Heightened Pleading Standards Under PSLRA
The court addressed the heightened pleading standards imposed by the PSLRA, which requires plaintiffs in securities fraud cases to provide detailed allegations regarding misleading statements and the individuals involved in the fraud. The PSLRA mandates that complaints must specify each misleading statement, explain why it is misleading, and provide particular facts supporting any beliefs based on information and belief. The court highlighted that the plaintiffs' generalized allegations did not meet this standard, particularly in the context of asserting that individual defendants had roles in the alleged fraud. It underscored that merely being in a position of authority at the company did not suffice to infer participation in fraudulent activities by individual defendants without particularized allegations of their actions or knowledge.

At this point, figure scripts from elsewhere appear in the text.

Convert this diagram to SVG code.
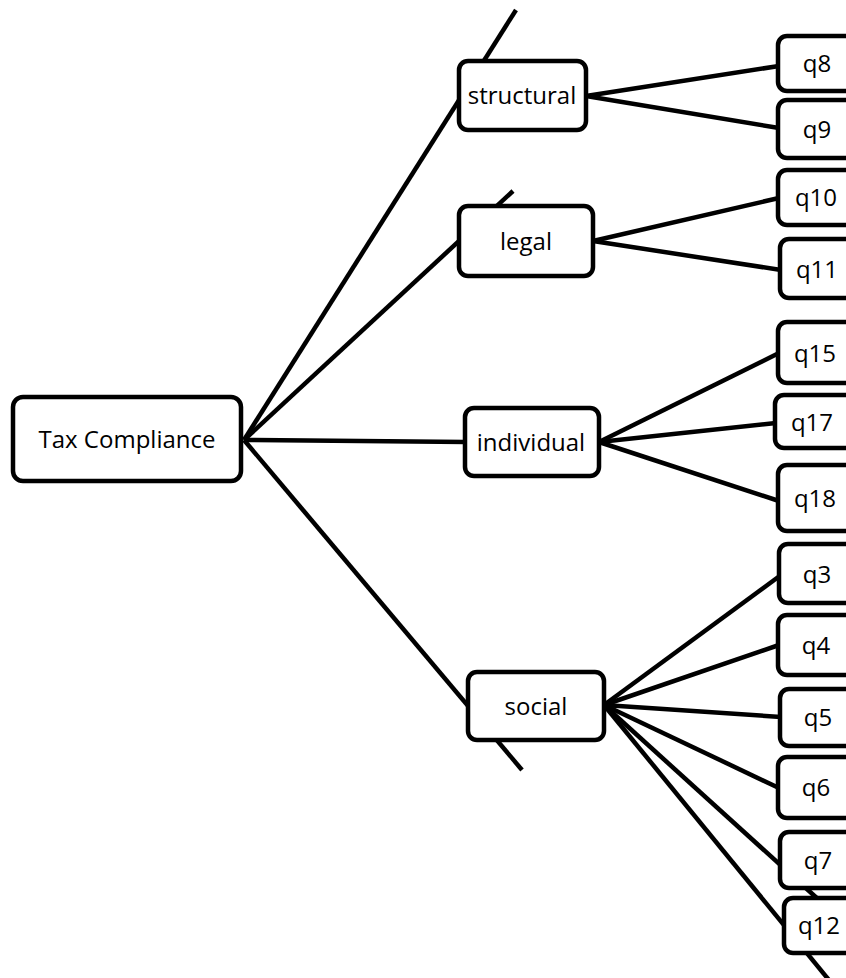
<svg xmlns="http://www.w3.org/2000/svg" width="846" height="978" viewBox="0 0 846 978">
<style>
.box{fill:#fff;stroke:#000;stroke-width:4.5}
.lbl{font-family:"Open Sans","Noto Sans","Liberation Sans",sans-serif;font-size:24px;fill:#000;text-anchor:middle}
#connectors line{stroke:#000;stroke-width:4.5;stroke-linecap:butt}
</style>
<rect width="846" height="978" fill="#fff"/>
<g id="connectors">
<line x1="244" y1="440" x2="516" y2="10"/>
<line x1="244" y1="440" x2="513" y2="191"/>
<line x1="244" y1="440" x2="466" y2="442"/>
<line x1="244" y1="440" x2="522" y2="770"/>
<line x1="586" y1="96" x2="779" y2="66"/>
<line x1="586" y1="96" x2="779" y2="128"/>
<line x1="593" y1="241" x2="779" y2="198"/>
<line x1="593" y1="241" x2="781" y2="270"/>
<line x1="599" y1="442" x2="779" y2="353"/>
<line x1="599" y1="442" x2="776" y2="423"/>
<line x1="599" y1="442" x2="779" y2="501"/>
<line x1="604" y1="705" x2="781" y2="575"/>
<line x1="604" y1="705" x2="779" y2="645"/>
<line x1="604" y1="705" x2="781" y2="717"/>
<line x1="604" y1="705" x2="779" y2="788"/>
<line x1="604" y1="705" x2="830" y2="910"/>
<line x1="604" y1="705" x2="833" y2="985"/>
</g>
<g id="tax"><rect class="box" x="13" y="397" width="228" height="84" rx="10"/><text class="lbl" x="127" y="448">Tax Compliance</text></g>
<g id="structural"><rect class="box" x="459" y="61" width="127" height="69" rx="9"/><text class="lbl" x="522" y="104">structural</text></g>
<g id="legal"><rect class="box" x="459" y="206" width="134" height="70" rx="9"/><text class="lbl" x="526" y="250">legal</text></g>
<g id="individual"><rect class="box" x="465" y="408" width="134" height="68" rx="9"/><text class="lbl" x="531" y="451">individual</text></g>
<g id="social"><rect class="box" x="468" y="672" width="136" height="68" rx="9"/><text class="lbl" x="536" y="715">social</text></g>
<g id="q8"><rect class="box" x="778" y="36" width="80" height="55" rx="9"/><text class="lbl" x="817" y="72">q8</text></g>
<g id="q9"><rect class="box" x="778" y="100" width="80" height="58" rx="9"/><text class="lbl" x="817" y="138">q9</text></g>
<g id="q10"><rect class="box" x="778" y="170" width="80" height="55" rx="9"/><text class="lbl" x="816" y="206">q10</text></g>
<g id="q11"><rect class="box" x="780" y="239" width="80" height="59" rx="9"/><text class="lbl" x="817" y="278">q11</text></g>
<g id="q15"><rect class="box" x="778" y="322" width="80" height="61" rx="9"/><text class="lbl" x="815" y="362">q15</text></g>
<g id="q17"><rect class="box" x="775" y="395" width="80" height="53" rx="9"/><text class="lbl" x="812" y="431">q17</text></g>
<g id="q18"><rect class="box" x="778" y="465" width="80" height="66" rx="9"/><text class="lbl" x="815" y="507">q18</text></g>
<g id="q3"><rect class="box" x="779" y="544" width="80" height="59" rx="9"/><text class="lbl" x="817" y="583">q3</text></g>
<g id="q4"><rect class="box" x="778" y="615" width="80" height="60" rx="9"/><text class="lbl" x="816" y="654">q4</text></g>
<g id="q5"><rect class="box" x="780" y="689" width="80" height="57" rx="9"/><text class="lbl" x="818" y="726">q5</text></g>
<g id="q6"><rect class="box" x="778" y="757" width="80" height="61" rx="9"/><text class="lbl" x="816" y="796">q6</text></g>
<g id="q7"><rect class="box" x="780" y="832" width="80" height="56" rx="9"/><text class="lbl" x="818" y="869">q7</text></g>
<g id="q12"><rect class="box" x="784" y="898" width="80" height="55" rx="9"/><text class="lbl" x="819" y="934">q12</text></g>
</svg>
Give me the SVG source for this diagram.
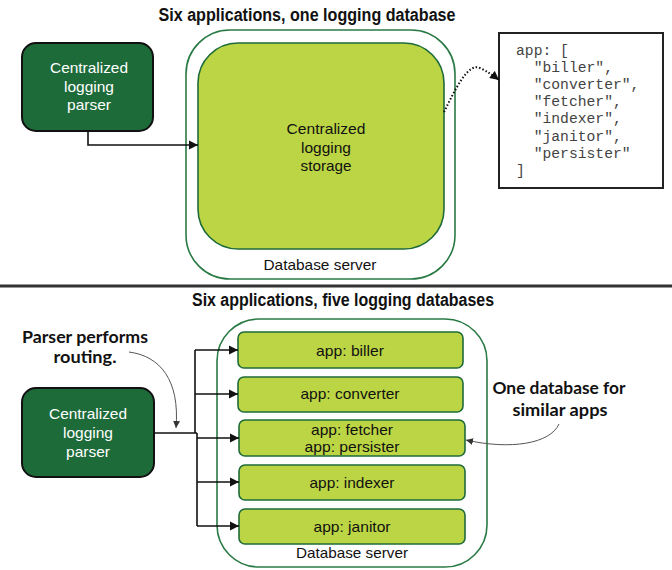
<svg xmlns="http://www.w3.org/2000/svg" width="672" height="570" viewBox="0 0 672 570">
<style>
.title{font-family:"Liberation Sans",Arial,sans-serif;font-weight:bold;font-size:18px;fill:#111;text-anchor:middle}
.ann{font-family:"Lato","Liberation Sans",sans-serif;font-weight:bold;font-size:17px;fill:#111;text-anchor:middle}
.lbl{font-family:"Liberation Sans",Arial,sans-serif;font-size:15px;fill:#111;text-anchor:middle}
.wl{font-family:"Liberation Sans",Arial,sans-serif;font-size:15px;fill:#fff;text-anchor:middle}
.code{font-family:"Liberation Mono","Courier New",monospace;font-size:14.7px;fill:#444;white-space:pre}
.parser{fill:#1e6b3a;stroke:#111;stroke-width:2}
.server{fill:#fff;stroke:#2a7a45;stroke-width:1.6}
.db{fill:#bcd544;stroke:#1e6b3a;stroke-width:1.6}
.conn{fill:none;stroke:#111;stroke-width:1.6}
.thin{fill:none;stroke:#555;stroke-width:1}
</style>
<defs>
<marker id="arr" markerUnits="userSpaceOnUse" markerWidth="10" markerHeight="10" refX="9" refY="5" orient="auto">
<path d="M0,0.5 L9,5 L0,9.5 Z" fill="#111"/>
</marker>
<marker id="arrs" markerUnits="userSpaceOnUse" markerWidth="8" markerHeight="8" refX="7" refY="4" orient="auto">
<path d="M0,0.5 L7,4 L0,7.5 Z" fill="#333"/>
</marker>
</defs>

<text class="title" x="307" y="21" textLength="297" lengthAdjust="spacingAndGlyphs">Six applications, one logging database</text>

<g id="server-top">
<rect class="server" x="186" y="30" width="269" height="249" rx="44"/>
<text class="lbl" x="320" y="270" textLength="113" lengthAdjust="spacingAndGlyphs">Database server</text>
</g>
<g id="storage">
<rect class="db" x="198" y="43" width="246" height="206" rx="40"/>
<text class="lbl" x="326" y="134" textLength="79" lengthAdjust="spacingAndGlyphs">Centralized</text>
<text class="lbl" x="326" y="153" textLength="50" lengthAdjust="spacingAndGlyphs">logging</text>
<text class="lbl" x="326" y="171" textLength="51" lengthAdjust="spacingAndGlyphs">storage</text>
</g>
<g id="parser-top">
<rect class="parser" x="22" y="43" width="131" height="88" rx="14"/>
<text class="wl" x="89" y="73" textLength="78" lengthAdjust="spacingAndGlyphs">Centralized</text>
<text class="wl" x="89" y="92" textLength="50" lengthAdjust="spacingAndGlyphs">logging</text>
<text class="wl" x="89" y="110" textLength="44" lengthAdjust="spacingAndGlyphs">parser</text>
</g>
<g id="code-box">
<rect x="499" y="33" width="164" height="155" fill="#fff" stroke="#222" stroke-width="2"/>
<text class="code" x="516" y="55">app: [</text>
<text class="code" x="516" y="72">  "biller",</text>
<text class="code" x="516" y="89">  "converter",</text>
<text class="code" x="516" y="106">  "fetcher",</text>
<text class="code" x="516" y="123">  "indexer",</text>
<text class="code" x="516" y="141">  "janitor",</text>
<text class="code" x="516" y="158">  "persister"</text>
<text class="code" x="516" y="175">]</text>
</g>

<line x1="0" y1="286" x2="672" y2="286" stroke="#333" stroke-width="3"/>

<text class="title" x="343" y="306" textLength="302" lengthAdjust="spacingAndGlyphs">Six applications, five logging databases</text>

<g id="note-parser">
<text class="ann" x="85" y="343" textLength="126" lengthAdjust="spacingAndGlyphs">Parser performs</text>
<text class="ann" x="85" y="363" textLength="63" lengthAdjust="spacingAndGlyphs">routing.</text>
</g>
<g id="note-similar">
<text class="ann" x="559" y="394" textLength="133" lengthAdjust="spacingAndGlyphs">One database for</text>
<text class="ann" x="560" y="416" textLength="95" lengthAdjust="spacingAndGlyphs">similar apps</text>
</g>

<g id="server-bottom">
<rect class="server" x="217" y="319" width="270" height="248" rx="42"/>
<text class="lbl" x="352" y="558" textLength="112" lengthAdjust="spacingAndGlyphs">Database server</text>
</g>
<g id="db-biller">
<rect class="db" x="238" y="332" width="225" height="36" rx="6"/>
<text class="lbl" x="350" y="356" textLength="68" lengthAdjust="spacingAndGlyphs">app: biller</text>
</g>
<g id="db-converter">
<rect class="db" x="238" y="377" width="225" height="35" rx="6"/>
<text class="lbl" x="350" y="399" textLength="99" lengthAdjust="spacingAndGlyphs">app: converter</text>
</g>
<g id="db-fetcher-persister">
<rect class="db" x="239" y="420" width="226" height="36" rx="6"/>
<text class="lbl" x="352" y="435" textLength="82" lengthAdjust="spacingAndGlyphs">app: fetcher</text>
<text class="lbl" x="352" y="452" textLength="95" lengthAdjust="spacingAndGlyphs">app: persister</text>
</g>
<g id="db-indexer">
<rect class="db" x="239" y="465" width="226" height="35" rx="6"/>
<text class="lbl" x="352" y="488" textLength="85" lengthAdjust="spacingAndGlyphs">app: indexer</text>
</g>
<g id="db-janitor">
<rect class="db" x="239" y="509" width="226" height="35" rx="6"/>
<text class="lbl" x="352" y="532" textLength="77" lengthAdjust="spacingAndGlyphs">app: janitor</text>
</g>
<g id="parser-bottom">
<rect class="parser" x="22" y="388" width="132" height="89" rx="14"/>
<text class="wl" x="88" y="419" textLength="78" lengthAdjust="spacingAndGlyphs">Centralized</text>
<text class="wl" x="88" y="438" textLength="50" lengthAdjust="spacingAndGlyphs">logging</text>
<text class="wl" x="88" y="457" textLength="44" lengthAdjust="spacingAndGlyphs">parser</text>
</g>

<g id="connectors">
<path class="conn" d="M88,131 V145 H198" marker-end="url(#arr)"/>
<path d="M444,112 C455,90 468,62 480,68 C488,72 494,76 499,80" fill="none" stroke="#111" stroke-width="2" stroke-dasharray="1.5,2" marker-end="url(#arr)"/>
<path class="conn" d="M154,433 H197"/>
<path class="conn" d="M195,350 V433 M197,433 V526"/>
<path class="conn" d="M195,350 H238" marker-end="url(#arr)"/>
<path class="conn" d="M195,394 H238" marker-end="url(#arr)"/>
<path class="conn" d="M197,438 H239" marker-end="url(#arr)"/>
<path class="conn" d="M197,482 H239" marker-end="url(#arr)"/>
<path class="conn" d="M197,526 H239" marker-end="url(#arr)"/>
<path class="thin" d="M129,352 C160,356 180,380 176,428" marker-end="url(#arrs)"/>
<path class="thin" d="M559,424 C550,444 510,450 466,440" marker-end="url(#arrs)"/>
</g>
</svg>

Failure to Establish Scienter
The court found that the plaintiffs also failed to adequately plead scienter, which is a critical element in securities fraud claims. It noted that the PSLRA elevated the standard for alleging scienter from a "reasonable belief" to a "strong inference" of intent to deceive. The court observed that the plaintiffs did not provide specific facts that would give rise to a strong inference of fraudulent intent among the defendants. While the plaintiffs attempted to argue that GAAP violations demonstrated intent, the court concluded that their allegations were too general and did not detail how these practices directly indicated fraudulent intent. Consequently, the lack of specific and compelling allegations meant that the plaintiffs could not meet even the less stringent standards that existed prior to the PSLRA, leading to the dismissal of their claims.
Dismissal with Prejudice
The court decided to dismiss the case with prejudice, indicating that the plaintiffs would not have another opportunity to amend their complaint. The court highlighted that the plaintiffs had previously amended their complaint multiple times and had not sufficiently addressed the deficiencies pointed out in earlier motions. Although the plaintiffs sought to introduce additional evidence obtained during discovery, the court ruled that this evidence could not remedy the fundamental issues with their claims. The court emphasized that allowing further amendments would contradict the PSLRA's intention to enforce strict pleading standards and would not serve the interests of justice. By dismissing the case with prejudice, the court effectively concluded that the plaintiffs had exhausted their chances to adequately plead their claims against the defendants.